§ Task to complete
From the material below, list every line containing "this".

Entries with chart source code:
══════════

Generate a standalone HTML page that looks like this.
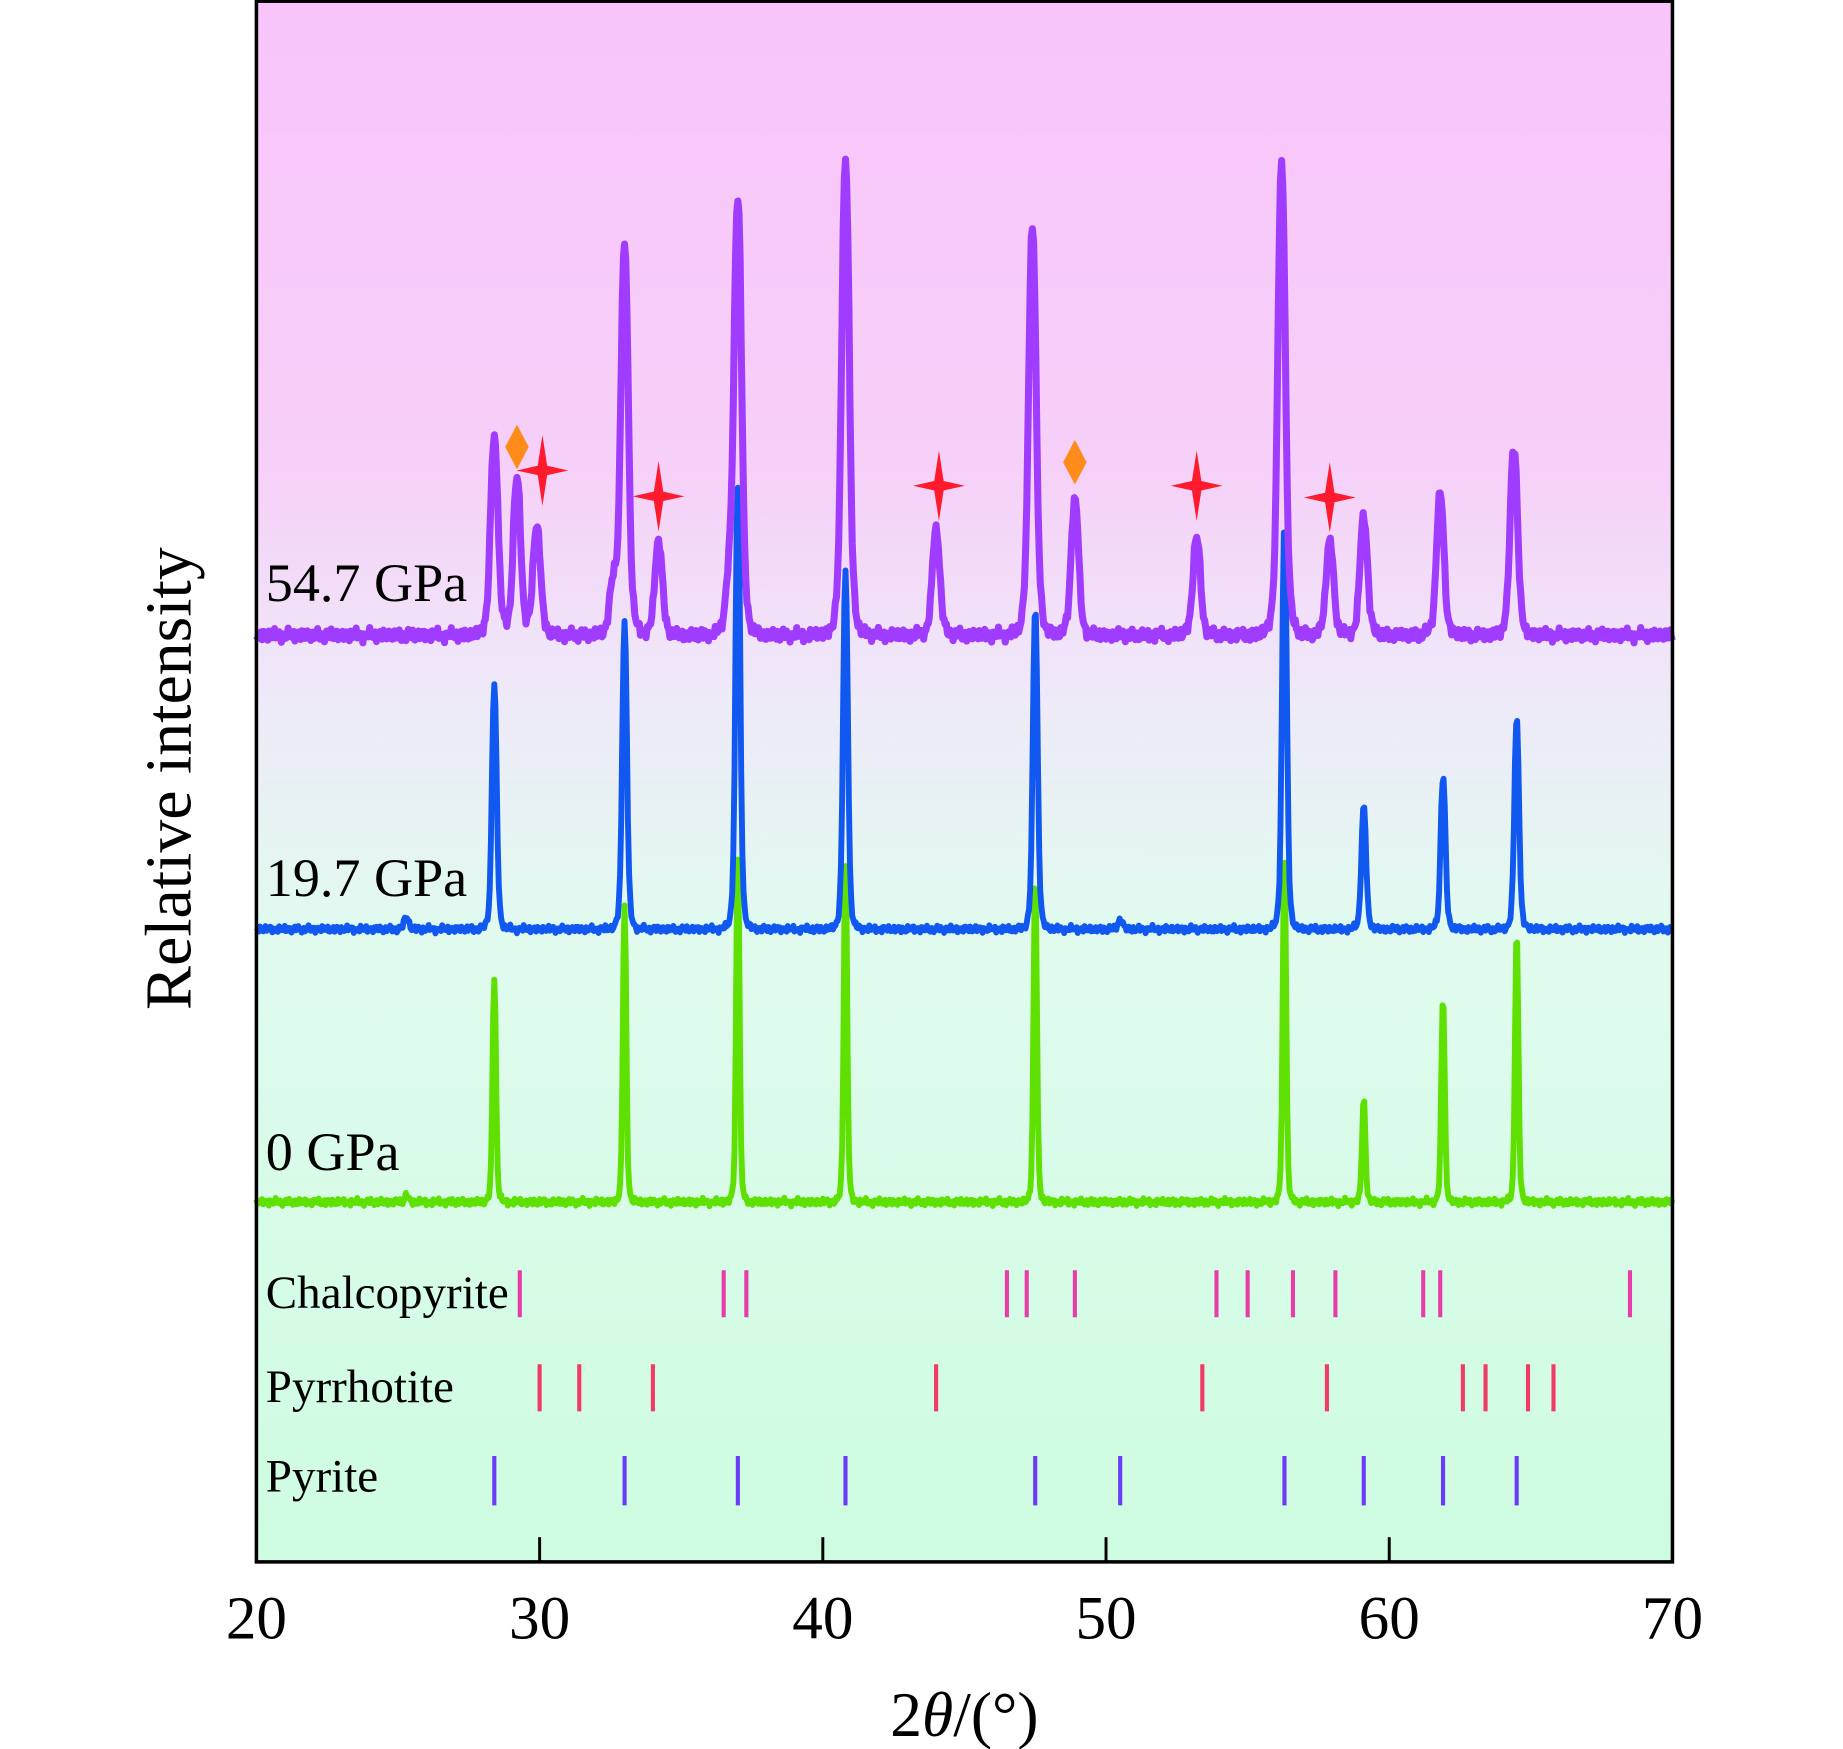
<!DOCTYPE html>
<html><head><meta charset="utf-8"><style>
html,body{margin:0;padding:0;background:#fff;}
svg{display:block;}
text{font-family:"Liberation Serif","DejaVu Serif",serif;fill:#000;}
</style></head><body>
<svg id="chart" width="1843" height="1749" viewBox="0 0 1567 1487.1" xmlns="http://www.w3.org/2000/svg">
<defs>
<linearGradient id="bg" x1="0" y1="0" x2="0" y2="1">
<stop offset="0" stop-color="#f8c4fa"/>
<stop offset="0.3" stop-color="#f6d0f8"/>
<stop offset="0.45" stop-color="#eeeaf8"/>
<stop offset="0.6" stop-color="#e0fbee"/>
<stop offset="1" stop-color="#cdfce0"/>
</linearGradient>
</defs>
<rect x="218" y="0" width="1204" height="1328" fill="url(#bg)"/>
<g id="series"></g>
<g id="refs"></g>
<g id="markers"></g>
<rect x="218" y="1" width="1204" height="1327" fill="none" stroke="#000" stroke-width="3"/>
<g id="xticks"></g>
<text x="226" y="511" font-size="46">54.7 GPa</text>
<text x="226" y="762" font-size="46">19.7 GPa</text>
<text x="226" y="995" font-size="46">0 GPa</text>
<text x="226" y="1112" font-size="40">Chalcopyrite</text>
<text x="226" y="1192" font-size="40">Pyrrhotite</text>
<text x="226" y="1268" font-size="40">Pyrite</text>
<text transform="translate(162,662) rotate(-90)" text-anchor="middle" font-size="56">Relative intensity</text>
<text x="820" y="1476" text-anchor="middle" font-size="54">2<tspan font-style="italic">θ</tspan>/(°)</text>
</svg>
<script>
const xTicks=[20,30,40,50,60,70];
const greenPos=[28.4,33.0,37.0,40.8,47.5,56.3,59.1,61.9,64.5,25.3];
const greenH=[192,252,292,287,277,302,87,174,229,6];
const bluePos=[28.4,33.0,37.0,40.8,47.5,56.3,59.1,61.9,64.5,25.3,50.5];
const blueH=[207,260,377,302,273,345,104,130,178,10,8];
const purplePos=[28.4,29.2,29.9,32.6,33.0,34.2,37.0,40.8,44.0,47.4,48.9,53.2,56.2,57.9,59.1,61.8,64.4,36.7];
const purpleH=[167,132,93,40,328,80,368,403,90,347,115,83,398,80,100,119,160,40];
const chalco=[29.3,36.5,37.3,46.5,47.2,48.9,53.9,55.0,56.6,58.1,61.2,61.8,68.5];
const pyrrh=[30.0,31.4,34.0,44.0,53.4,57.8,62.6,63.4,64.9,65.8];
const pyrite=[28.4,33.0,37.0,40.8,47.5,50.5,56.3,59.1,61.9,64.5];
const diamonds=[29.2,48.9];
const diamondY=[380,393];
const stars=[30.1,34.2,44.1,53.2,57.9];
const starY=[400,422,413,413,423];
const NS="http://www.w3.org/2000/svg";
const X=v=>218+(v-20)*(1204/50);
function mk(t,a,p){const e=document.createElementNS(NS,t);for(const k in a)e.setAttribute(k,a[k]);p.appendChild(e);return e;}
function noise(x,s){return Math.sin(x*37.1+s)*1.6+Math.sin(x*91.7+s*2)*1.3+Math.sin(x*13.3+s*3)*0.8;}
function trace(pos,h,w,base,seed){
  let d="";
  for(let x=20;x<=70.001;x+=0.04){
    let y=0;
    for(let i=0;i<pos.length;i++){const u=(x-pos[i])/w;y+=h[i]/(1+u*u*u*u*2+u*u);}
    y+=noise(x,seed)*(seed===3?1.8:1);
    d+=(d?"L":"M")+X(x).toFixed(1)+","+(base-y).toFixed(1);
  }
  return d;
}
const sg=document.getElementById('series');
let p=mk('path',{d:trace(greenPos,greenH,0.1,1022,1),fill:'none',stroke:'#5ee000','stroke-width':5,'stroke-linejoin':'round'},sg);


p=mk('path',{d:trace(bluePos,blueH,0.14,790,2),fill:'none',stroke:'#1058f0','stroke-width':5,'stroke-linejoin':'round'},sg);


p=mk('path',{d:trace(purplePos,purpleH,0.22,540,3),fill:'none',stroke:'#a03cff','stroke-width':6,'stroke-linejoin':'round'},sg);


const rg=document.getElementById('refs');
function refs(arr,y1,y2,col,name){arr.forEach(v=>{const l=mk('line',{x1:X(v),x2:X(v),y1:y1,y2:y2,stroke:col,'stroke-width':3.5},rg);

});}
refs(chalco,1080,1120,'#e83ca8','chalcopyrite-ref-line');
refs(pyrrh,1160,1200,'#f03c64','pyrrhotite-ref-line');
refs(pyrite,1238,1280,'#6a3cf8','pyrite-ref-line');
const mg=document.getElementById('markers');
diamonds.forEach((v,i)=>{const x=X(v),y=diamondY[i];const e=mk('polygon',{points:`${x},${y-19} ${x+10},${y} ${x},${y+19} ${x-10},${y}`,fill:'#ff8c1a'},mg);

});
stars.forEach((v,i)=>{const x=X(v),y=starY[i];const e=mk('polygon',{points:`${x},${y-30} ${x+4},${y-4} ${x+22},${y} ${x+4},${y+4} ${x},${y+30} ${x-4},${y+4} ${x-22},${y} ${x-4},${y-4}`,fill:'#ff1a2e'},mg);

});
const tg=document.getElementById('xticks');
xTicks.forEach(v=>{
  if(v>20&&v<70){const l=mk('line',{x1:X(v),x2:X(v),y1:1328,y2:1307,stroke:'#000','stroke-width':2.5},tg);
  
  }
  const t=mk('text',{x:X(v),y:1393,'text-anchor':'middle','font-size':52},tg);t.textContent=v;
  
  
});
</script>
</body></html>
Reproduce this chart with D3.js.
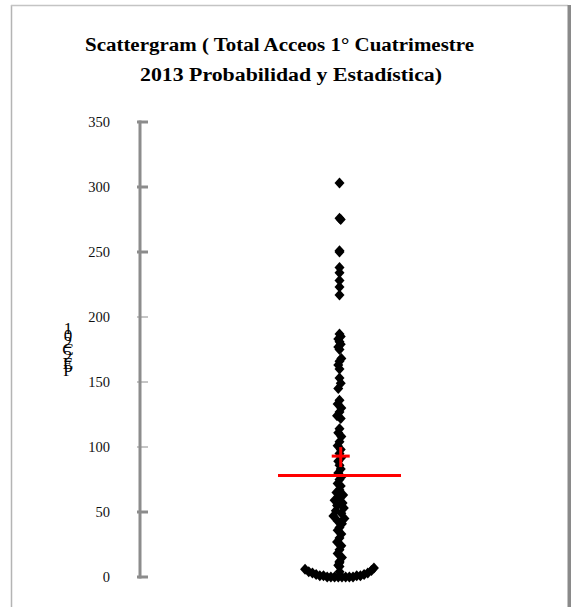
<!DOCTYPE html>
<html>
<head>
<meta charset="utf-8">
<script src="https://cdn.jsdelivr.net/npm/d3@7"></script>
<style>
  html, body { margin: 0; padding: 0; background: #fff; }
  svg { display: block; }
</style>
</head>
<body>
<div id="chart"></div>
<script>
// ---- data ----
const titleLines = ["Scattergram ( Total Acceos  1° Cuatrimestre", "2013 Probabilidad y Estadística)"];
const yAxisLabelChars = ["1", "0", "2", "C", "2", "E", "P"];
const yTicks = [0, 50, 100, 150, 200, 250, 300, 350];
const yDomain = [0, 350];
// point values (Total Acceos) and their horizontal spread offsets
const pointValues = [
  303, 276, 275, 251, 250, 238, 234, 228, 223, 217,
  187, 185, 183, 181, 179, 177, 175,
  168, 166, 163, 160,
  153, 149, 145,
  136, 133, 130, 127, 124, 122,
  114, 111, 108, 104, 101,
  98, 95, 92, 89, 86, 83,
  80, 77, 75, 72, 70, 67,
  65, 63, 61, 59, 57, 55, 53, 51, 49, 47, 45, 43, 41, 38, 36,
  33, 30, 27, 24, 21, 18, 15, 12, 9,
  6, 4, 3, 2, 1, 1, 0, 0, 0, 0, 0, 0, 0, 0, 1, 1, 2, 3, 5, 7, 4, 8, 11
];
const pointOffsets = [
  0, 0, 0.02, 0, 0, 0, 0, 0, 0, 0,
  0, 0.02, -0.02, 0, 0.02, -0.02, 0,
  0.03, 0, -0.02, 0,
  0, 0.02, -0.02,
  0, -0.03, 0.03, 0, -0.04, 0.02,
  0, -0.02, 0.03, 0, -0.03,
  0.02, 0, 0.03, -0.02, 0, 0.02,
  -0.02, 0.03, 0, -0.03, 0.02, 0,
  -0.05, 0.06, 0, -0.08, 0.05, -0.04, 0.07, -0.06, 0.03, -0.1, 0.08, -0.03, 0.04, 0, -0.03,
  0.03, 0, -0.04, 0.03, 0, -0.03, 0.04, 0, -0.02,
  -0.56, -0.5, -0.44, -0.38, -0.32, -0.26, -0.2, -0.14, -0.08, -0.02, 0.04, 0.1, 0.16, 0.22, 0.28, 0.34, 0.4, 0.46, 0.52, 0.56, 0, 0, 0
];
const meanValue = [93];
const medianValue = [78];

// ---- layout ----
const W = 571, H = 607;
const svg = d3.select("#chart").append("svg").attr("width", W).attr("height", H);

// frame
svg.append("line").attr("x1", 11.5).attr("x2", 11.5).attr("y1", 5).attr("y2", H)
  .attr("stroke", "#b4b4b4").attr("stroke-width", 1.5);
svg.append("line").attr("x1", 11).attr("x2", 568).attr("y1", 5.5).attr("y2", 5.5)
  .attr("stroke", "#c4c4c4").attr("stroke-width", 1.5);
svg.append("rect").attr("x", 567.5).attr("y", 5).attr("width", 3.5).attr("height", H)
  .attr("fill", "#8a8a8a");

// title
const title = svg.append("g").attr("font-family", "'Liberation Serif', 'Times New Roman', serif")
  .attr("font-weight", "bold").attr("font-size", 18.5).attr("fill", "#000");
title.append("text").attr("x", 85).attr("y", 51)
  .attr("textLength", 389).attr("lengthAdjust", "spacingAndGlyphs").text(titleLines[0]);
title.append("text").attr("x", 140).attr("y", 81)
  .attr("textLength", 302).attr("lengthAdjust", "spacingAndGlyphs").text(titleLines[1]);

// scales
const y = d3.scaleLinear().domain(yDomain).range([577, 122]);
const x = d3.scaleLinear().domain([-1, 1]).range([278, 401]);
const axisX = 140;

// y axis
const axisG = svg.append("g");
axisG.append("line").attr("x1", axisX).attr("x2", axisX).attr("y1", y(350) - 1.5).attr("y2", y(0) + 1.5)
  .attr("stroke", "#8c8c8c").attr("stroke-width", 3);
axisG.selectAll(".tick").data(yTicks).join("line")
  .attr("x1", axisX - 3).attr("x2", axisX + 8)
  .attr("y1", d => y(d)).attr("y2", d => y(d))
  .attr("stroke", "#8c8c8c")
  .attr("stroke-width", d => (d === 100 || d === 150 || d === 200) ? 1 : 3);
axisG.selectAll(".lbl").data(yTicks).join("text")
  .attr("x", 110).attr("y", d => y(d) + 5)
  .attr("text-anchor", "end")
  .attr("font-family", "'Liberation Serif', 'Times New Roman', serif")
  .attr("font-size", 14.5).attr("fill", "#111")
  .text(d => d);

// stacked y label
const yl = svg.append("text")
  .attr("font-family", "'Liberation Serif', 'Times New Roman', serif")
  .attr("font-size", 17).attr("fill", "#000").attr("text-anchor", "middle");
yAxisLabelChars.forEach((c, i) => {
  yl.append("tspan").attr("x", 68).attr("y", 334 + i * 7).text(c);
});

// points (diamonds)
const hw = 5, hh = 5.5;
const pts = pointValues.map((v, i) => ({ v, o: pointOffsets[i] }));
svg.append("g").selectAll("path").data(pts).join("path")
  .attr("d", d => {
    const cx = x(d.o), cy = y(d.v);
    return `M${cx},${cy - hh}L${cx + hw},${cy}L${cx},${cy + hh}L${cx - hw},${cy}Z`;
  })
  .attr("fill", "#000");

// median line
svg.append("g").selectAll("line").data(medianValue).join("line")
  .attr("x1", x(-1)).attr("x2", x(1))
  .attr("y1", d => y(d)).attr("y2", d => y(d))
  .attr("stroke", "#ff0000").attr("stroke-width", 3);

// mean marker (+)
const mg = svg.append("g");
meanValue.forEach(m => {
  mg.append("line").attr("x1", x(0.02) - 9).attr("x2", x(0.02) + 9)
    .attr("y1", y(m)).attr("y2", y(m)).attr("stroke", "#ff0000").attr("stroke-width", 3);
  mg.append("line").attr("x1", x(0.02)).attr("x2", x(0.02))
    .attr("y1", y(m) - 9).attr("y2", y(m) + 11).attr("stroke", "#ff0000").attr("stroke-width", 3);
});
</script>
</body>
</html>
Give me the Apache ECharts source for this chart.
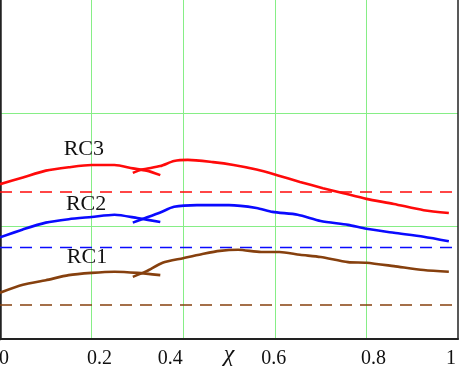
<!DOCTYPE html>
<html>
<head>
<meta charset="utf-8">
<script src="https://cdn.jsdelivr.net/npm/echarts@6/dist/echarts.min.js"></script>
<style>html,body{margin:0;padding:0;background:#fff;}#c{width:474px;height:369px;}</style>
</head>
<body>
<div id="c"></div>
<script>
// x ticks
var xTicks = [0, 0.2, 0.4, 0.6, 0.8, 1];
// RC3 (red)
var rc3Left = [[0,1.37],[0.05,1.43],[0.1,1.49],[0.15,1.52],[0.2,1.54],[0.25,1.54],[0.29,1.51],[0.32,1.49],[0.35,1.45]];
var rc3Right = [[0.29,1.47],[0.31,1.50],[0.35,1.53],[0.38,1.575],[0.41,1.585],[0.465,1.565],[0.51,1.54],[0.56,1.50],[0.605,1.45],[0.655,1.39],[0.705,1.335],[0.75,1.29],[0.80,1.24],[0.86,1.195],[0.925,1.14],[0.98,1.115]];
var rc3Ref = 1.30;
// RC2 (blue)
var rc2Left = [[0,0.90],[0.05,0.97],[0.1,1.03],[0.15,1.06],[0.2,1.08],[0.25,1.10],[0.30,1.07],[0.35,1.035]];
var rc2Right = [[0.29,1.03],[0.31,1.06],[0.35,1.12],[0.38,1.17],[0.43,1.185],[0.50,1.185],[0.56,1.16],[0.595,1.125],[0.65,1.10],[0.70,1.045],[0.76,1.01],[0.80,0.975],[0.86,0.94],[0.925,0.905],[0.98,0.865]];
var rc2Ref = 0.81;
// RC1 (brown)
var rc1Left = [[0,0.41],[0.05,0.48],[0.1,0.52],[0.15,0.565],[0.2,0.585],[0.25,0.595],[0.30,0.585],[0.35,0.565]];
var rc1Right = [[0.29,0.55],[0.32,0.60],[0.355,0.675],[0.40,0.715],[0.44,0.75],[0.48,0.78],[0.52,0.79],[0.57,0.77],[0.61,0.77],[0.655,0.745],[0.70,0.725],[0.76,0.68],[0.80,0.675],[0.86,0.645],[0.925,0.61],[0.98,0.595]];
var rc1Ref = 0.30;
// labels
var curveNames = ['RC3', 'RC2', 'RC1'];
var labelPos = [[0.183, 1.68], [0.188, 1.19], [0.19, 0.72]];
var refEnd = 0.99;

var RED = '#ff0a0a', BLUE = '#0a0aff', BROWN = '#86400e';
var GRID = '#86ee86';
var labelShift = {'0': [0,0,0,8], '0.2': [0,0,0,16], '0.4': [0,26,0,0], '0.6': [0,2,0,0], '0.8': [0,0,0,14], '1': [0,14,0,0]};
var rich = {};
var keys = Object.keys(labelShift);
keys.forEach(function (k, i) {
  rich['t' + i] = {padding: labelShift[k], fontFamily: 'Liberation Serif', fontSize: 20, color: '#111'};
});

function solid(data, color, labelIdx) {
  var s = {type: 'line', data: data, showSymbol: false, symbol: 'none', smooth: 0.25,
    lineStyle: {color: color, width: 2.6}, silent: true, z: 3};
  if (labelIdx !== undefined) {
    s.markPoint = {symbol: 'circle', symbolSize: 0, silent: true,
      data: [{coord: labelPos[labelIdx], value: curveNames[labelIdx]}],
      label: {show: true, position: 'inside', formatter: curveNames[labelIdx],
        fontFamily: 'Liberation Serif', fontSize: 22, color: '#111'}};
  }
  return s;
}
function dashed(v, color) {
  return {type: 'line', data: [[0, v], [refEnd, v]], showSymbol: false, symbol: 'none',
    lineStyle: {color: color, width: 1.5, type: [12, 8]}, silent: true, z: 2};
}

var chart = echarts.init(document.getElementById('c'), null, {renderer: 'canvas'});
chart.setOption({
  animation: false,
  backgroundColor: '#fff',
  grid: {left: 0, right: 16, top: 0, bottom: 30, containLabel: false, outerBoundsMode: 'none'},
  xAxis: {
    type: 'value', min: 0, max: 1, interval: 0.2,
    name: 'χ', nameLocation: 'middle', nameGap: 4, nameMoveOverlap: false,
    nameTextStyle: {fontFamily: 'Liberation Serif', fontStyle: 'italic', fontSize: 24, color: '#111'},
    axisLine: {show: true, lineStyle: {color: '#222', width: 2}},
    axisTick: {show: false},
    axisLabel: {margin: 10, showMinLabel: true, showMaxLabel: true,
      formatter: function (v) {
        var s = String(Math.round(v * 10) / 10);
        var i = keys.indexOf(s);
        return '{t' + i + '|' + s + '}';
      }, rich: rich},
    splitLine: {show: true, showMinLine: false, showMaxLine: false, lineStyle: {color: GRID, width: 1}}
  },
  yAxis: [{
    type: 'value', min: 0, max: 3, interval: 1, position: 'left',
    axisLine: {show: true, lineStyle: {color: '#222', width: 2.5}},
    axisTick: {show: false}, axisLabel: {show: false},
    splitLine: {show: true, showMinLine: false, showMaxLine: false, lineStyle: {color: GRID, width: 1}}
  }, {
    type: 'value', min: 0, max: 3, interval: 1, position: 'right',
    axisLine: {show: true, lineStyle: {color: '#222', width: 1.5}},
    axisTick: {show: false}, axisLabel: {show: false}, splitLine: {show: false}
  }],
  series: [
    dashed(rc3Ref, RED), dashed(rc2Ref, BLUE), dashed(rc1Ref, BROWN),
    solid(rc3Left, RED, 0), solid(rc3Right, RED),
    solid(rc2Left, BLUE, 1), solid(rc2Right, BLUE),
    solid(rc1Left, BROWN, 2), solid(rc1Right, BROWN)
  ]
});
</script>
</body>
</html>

══════════

§ Expected answer
Generate a standalone HTML page that looks like this.
Reproduce this chart with D3.js.
Give me the Apache ECharts source for this chart.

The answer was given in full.